The solving step is:

**Step 1: Get our secret 'Trig Identities' ready!**
Trigonometric identities are like secret codes that let us change the form of our functions to make them easier to work with.

* **Secret Code #1 (for when $m$ is NOT equal to $n$):**
When we have $\sin A \sin B$ (like $\sin mx \sin nx$), we can transform it using the product-to-sum identity:
$\sin A \sin B = \frac{1}{2}[\cos(A-B) - \cos(A+B)]$
So, our integral becomes:
$\int_{-\pi}^{\pi} \frac{1}{2}[\cos((m-n)x) - \cos((m+n)x)] dx$

* **Secret Code #2 (for when $m$ IS equal to $n$):**
When $m=n$, our integral becomes $\int_{-\pi}^{\pi} \sin^2(mx) dx$. We use the power-reducing identity:
$\sin^2 A = \frac{1 - \cos(2A)}{2}$
So, our integral becomes:
$\int_{-\pi}^{\pi} \frac{1 - \cos(2mx)}{2} dx$

**Step 2: Understand how to integrate our wiggly lines (finding the area!)**

* **The "Zero-Out" Pattern!**
When you integrate a cosine function of the form $\cos(Kx)$ from $-\pi$ to $\pi$, where $K$ is any whole number that is not zero, the answer is ALWAYS zero! This is because the positive parts of the wave perfectly cancel out the negative parts over this symmetrical interval.
So, $\int_{-\pi}^{\pi} \cos(Kx) dx = \left[ \frac{1}{K}\sin(Kx) \right]_{-\pi}^{\pi} = \frac{1}{K}\sin(K\pi) - \frac{1}{K}\sin(-K\pi) = 0 - 0 = 0$.

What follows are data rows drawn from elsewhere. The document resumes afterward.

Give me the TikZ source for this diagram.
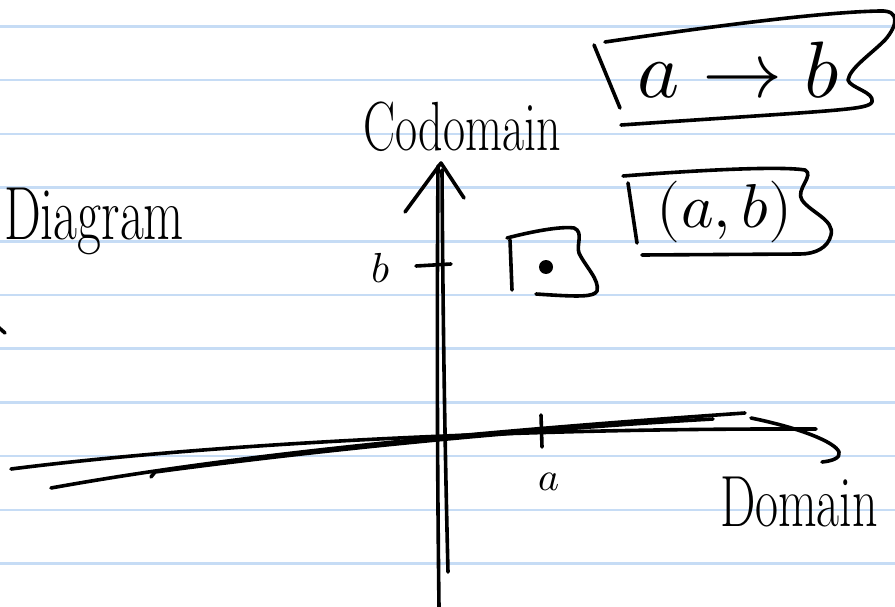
\documentclass[tikz,border=0pt]{standalone}
\usepackage{fontspec}
\usepackage{unicode-math}
\usepackage{tikz}
\definecolor{inkx}{HTML}{000000}
\definecolor{rulex}{HTML}{C6DCF5}
\tikzset{
  hand/.style={line width=3.6pt,line cap=round,line join=round,inkx},
  ruleline/.style={line width=2.6pt,rulex},
  lbl/.style={inner sep=0pt,inkx},
  tall/.style={yscale=1.45,transform shape}
}

\begin{document}
\begin{tikzpicture}[x=1pt,y=-1pt]
\fill[white] (0,0) rectangle (895,607);
\clip (0,0) rectangle (895,607);
\foreach \y in {26.5,80.2,...,570} \draw[ruleline] (0,\y) -- (895,\y);
% axes
\draw[hand] (438,166) .. controls (437,300) and (437,450) .. (439,607);
\draw[hand] (442,170) .. controls (443,330) and (445,450) .. (448,572);
\draw[hand] (405,212) -- (441,163) -- (464,198);
\draw[hand] (11,469) .. controls (200,445) and (500,428) .. (816,429);
\draw[hand] (51,488) .. controls (250,452) and (500,430) .. (745,413);
\draw[hand] (151,477) -- (155,472) .. controls (350,446) and (550,428) .. (713,419);
\draw[hand] (751,418) .. controls (800,428) and (835,442) .. (839,452)
  .. controls (841,458) and (832,461) .. (822,462);
\draw[hand] (541,415) -- (542,447);
\draw[hand] (416,266) -- (451,264);
\draw[hand] (-3,326) -- (5,333);
% point
\fill[inkx] (546,267) circle (7);
\draw[hand] (510,240) -- (512,290);
\draw[hand] (507,238) .. controls (530,232) and (560,226) .. (574,228)
  .. controls (584,232) and (576,245) .. (579,253)
  .. controls (585,266) and (600,280) .. (597,291)
  .. controls (594,297) and (580,297) .. (536,294);
% boxes
\draw[hand] (594,45) -- (620,108);
\draw[hand] (605,42) .. controls (700,28) and (820,12) .. (880,11)
  .. controls (900,10) and (898,25) .. (885,40)
  .. controls (870,55) and (850,68) .. (848,80)
  .. controls (850,88) and (875,92) .. (872,102)
  .. controls (868,110) and (840,110) .. (621,125);
\draw[hand] (628,183) -- (637,243);
\draw[hand] (623,176) .. controls (700,170) and (780,166) .. (805,170)
  .. controls (815,175) and (795,190) .. (802,200)
  .. controls (810,212) and (835,220) .. (831,235)
  .. controls (828,248) and (815,254) .. (800,254) -- (642,255);
% labels
\node[lbl,tall,font=\fontsize{48}{50}\selectfont] (codomain) at (462,127) {Codomain};
\node[lbl,tall,font=\fontsize{50}{52}\selectfont] (domain) at (799,502) {Domain};
\node[lbl,tall,font=\fontsize{52}{54}\selectfont,anchor=base west] (diagram) at (4,240) {Diagram};
\node[lbl,font=\fontsize{80}{82}\selectfont] (map) at (739,70) {$a\rightarrow b$};
\node[lbl,font=\fontsize{62}{64}\selectfont] (pair) at (725,212) {$(a,b)$};
\node[lbl,font=\fontsize{40}{42}\selectfont] (alab) at (549,482) {$a$};
\node[lbl,font=\fontsize{42}{44}\selectfont] (blab) at (381,268) {$b$};
\end{tikzpicture}
\end{document}
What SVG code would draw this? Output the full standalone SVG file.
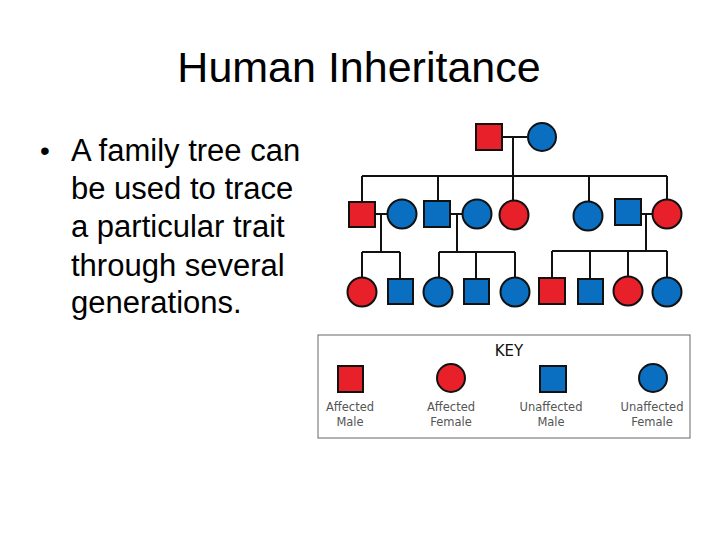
<svg xmlns="http://www.w3.org/2000/svg" width="720" height="540" viewBox="0 0 720 540">
<style>
.t{font-family:"Liberation Sans",Arial,sans-serif;fill:#000}
.a{fill:#e8202a;stroke:#111;stroke-width:2}
.u{fill:#0a6fc0;stroke:#111;stroke-width:2}
.l{stroke:#111;stroke-width:2;fill:none}
.k{font-family:"DejaVu Sans",sans-serif;font-size:11.5px;fill:#555;text-anchor:middle}
</style>
<rect width="720" height="540" fill="#fff"/>
<text class="t" x="359" y="82" font-size="43" text-anchor="middle">Human Inheritance</text>
<g class="t" font-size="31">
<text x="40" y="160" font-size="28">•</text>
<text x="71" y="161">A family tree can</text>
<text x="71" y="199">be used to trace</text>
<text x="71" y="237">a particular trait</text>
<text x="71" y="276">through several</text>
<text x="71" y="313">generations.</text>
</g>
<g id="connectors" class="l">
<path d="M502 137H527M513 137V176M362 176H667M362 176V202M438 176V202M513 176V200M589 176V201M667 176V200"/>
<path d="M375 214H387M381 214V252M362 252H400M362 252V277M400 252V279"/>
<path d="M450 214H462M457 214V252M439 252H515M439 252V277M476 252V279M515 252V277"/>
<path d="M641 214H652M646 214V251M552 251H667M552 251V279M590 251V279M628 251V277M667 251V277"/>
</g>
<g id="g1m"><rect class="a" x="476" y="124" width="26" height="26"/></g>
<g id="g1f"><circle class="u" cx="542" cy="137" r="14"/></g>
<g id="g2a"><rect class="a" x="349" y="202" width="26" height="25"/></g>
<g id="g2b"><circle class="u" cx="402" cy="214" r="14.5"/></g>
<g id="g2c"><rect class="u" x="424" y="201" width="26" height="26"/></g>
<g id="g2d"><circle class="u" cx="477" cy="214" r="14.5"/></g>
<g id="g2e"><circle class="a" cx="514" cy="215" r="14.5"/></g>
<g id="g2f"><circle class="u" cx="588" cy="216" r="14.5"/></g>
<g id="g2g"><rect class="u" x="615" y="199" width="26" height="26"/></g>
<g id="g2h"><circle class="a" cx="667" cy="214" r="14.5"/></g>
<g id="g3a"><circle class="a" cx="362" cy="292" r="14.5"/></g>
<g id="g3b"><rect class="u" x="388" y="279" width="25" height="25"/></g>
<g id="g3c"><circle class="u" cx="438" cy="292" r="14.5"/></g>
<g id="g3d"><rect class="u" x="464" y="279" width="25" height="25"/></g>
<g id="g3e"><circle class="u" cx="515" cy="292" r="14.5"/></g>
<g id="g3f"><rect class="a" x="539" y="278" width="26" height="26"/></g>
<g id="g3g"><rect class="u" x="578" y="279" width="25" height="25"/></g>
<g id="g3h"><circle class="a" cx="628" cy="291" r="14.5"/></g>
<g id="g3i"><circle class="u" cx="667" cy="292" r="14.5"/></g>
<g id="key">
<rect x="318" y="335" width="372" height="103" fill="#fff" stroke="#666" stroke-width="1"/>
<text x="509" y="356" font-family="DejaVu Sans,sans-serif" font-size="15" text-anchor="middle" fill="#111">KEY</text>
<rect class="a" x="338" y="366" width="25" height="26" stroke-width="1.5"/>
<circle class="a" cx="451" cy="378" r="14" stroke-width="1.5"/>
<rect class="u" x="540" y="366" width="26" height="26" stroke-width="1.5"/>
<circle class="u" cx="653" cy="378" r="14" stroke-width="1.5"/>
<text class="k" x="350" y="411">Affected</text><text class="k" x="350" y="426">Male</text>
<text class="k" x="451" y="411">Affected</text><text class="k" x="451" y="426">Female</text>
<text class="k" x="551" y="411">Unaffected</text><text class="k" x="551" y="426">Male</text>
<text class="k" x="652" y="411">Unaffected</text><text class="k" x="652" y="426">Female</text>
</g>
</svg>
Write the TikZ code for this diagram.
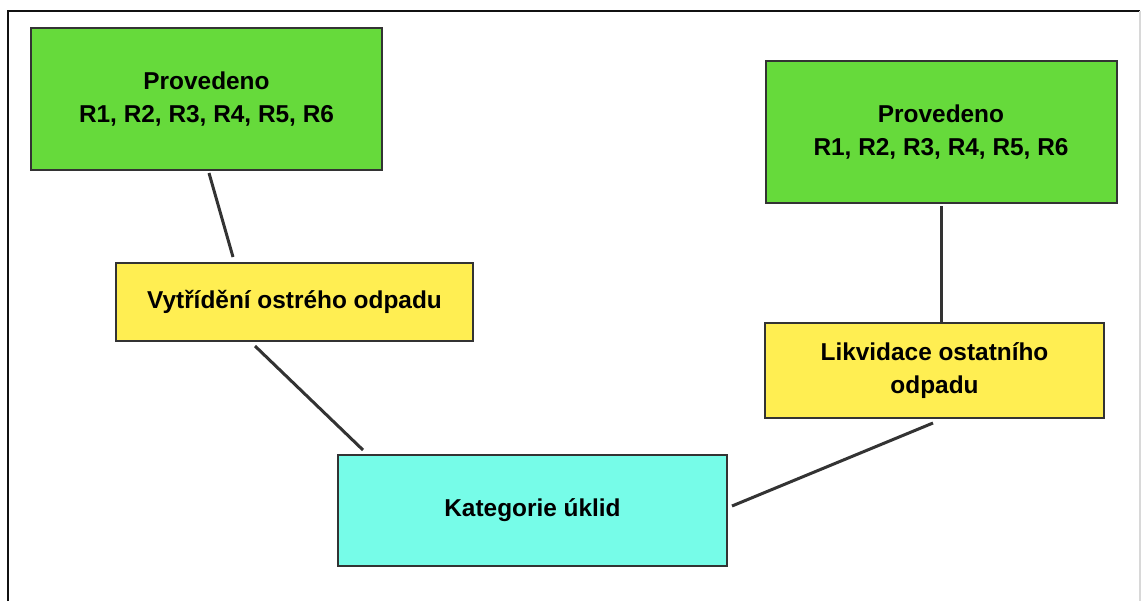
\documentclass[tikz,border=0pt]{standalone}
\usepackage{fontspec}
\setmainfont{Liberation Sans}
\usepackage{xcolor}
\usepackage{tikz}
\usetikzlibrary{calc}
\definecolor{frame}{HTML}{111111}
\definecolor{edge}{HTML}{333333}
\definecolor{rim}{HTML}{D8D8D8}
\definecolor{done}{HTML}{66DA3B}
\definecolor{task}{HTML}{FFEE52}
\definecolor{cat}{HTML}{76FCE8}
\tikzset{
  box/.style={draw=edge, line width=1pt, inner sep=0pt, align=center,
    font=\fontsize{12.2}{16.5}\selectfont\bfseries},
  donebox/.style={box, fill=done, minimum width=175.5pt, minimum height=71pt},
  taskbox/.style={box, fill=task},
  catbox/.style={box, fill=cat, minimum width=194.5pt, minimum height=55.5pt},
  link/.style={draw=edge, line width=1.5pt},
}

\begin{document}
\begin{tikzpicture}[x=0.5pt,y=-0.5pt]
  \useasboundingbox (0,0) rectangle (1141,601);

  % outer frame
  \draw[frame, line width=1.2pt] (8,601) -- (8,11) -- (1140,11);
  \draw[rim, line width=1pt] (1140,11) -- (1140,601);

  \node[donebox] (done1) at (206.5,99) {Provedeno\\R1, R2, R3, R4, R5, R6};
  \node[donebox] (done2) at (941,132) {Provedeno\\R1, R2, R3, R4, R5, R6};
  \node[taskbox, minimum width=178.5pt, minimum height=39pt] (sort) at (294.5,302)
    {Vytřídění ostrého odpadu};
  \node[taskbox, minimum width=169.5pt, minimum height=47.5pt] (dispose) at (934.5,370.5)
    {Likvidace ostatního\\odpadu};
  \node[catbox] (cat) at (532.5,510.5) {Kategorie úklid};

  \draw[link] ($(done1.south)+(2.5,2)$) -- ($(sort.north)+(-61.5,-5)$);
  \draw[link] ($(sort.south)+(-39.5,4)$) -- ($(cat.north)+(-169.5,-4)$);
  \draw[link] ($(cat.east)+(4,-4.5)$) -- ($(dispose.south)+(-1.5,4)$);
  \draw[link] ($(done2.south)+(0,2)$) -- ($(dispose.north)+(6.5,0)$);
\end{tikzpicture}
\end{document}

* **The "Easy Length" Pattern!**
Integrating just '1' from $-\pi$ to $\pi$ is super simple! It's just finding the length of the interval.
$\int_{-\pi}^{\pi} 1 dx = [x]_{-\pi}^{\pi} = \pi - (-\pi) = 2\pi$.

**Step 3: Put all the pieces together!**

* **Case 1: When $m \neq n$**
1. We used Secret Code #1 to rewrite the integral:
$\frac{1}{2} \int_{-\pi}^{\pi} (\cos((m-n)x) - \cos((m+n)x)) dx$
2. Since $m$ and $n$ are different positive integers, $(m-n)$ is a non-zero integer and $(m+n)$ is a positive integer.
3. Using our "Zero-Out" Pattern from Step 2, both $\int_{-\pi}^{\pi} \cos((m-n)x) dx$ and $\int_{-\pi}^{\pi} \cos((m+n)x) dx$ evaluate to 0.
4. So, the entire integral becomes: $\frac{1}{2} (0 - 0) = 0$. It matches!

* **Case 2: When $m = n$**
1. We used Secret Code #2 to rewrite the integral:
$\int_{-\pi}^{\pi} \frac{1 - \cos(2mx)}{2} dx = \frac{1}{2} \int_{-\pi}^{\pi} 1 dx - \frac{1}{2} \int_{-\pi}^{\pi} \cos(2mx) dx$
2. For the first part, $\frac{1}{2} \int_{-\pi}^{\pi} 1 dx$, we use our "Easy Length" Pattern from Step 2. It becomes $\frac{1}{2} (2\pi) = \pi$.
3. For the second part, $\frac{1}{2} \int_{-\pi}^{\pi} \cos(2mx) dx$, since $m$ is a positive integer, $2m$ is a non-zero integer. So, we use our "Zero-Out" Pattern from Step 2. It becomes $\frac{1}{2} (0) = 0$.
4. Putting these two parts together, we get $\pi - 0 = \pi$. It matches too!

We did it! Math is so fun when you know the secret codes and patterns!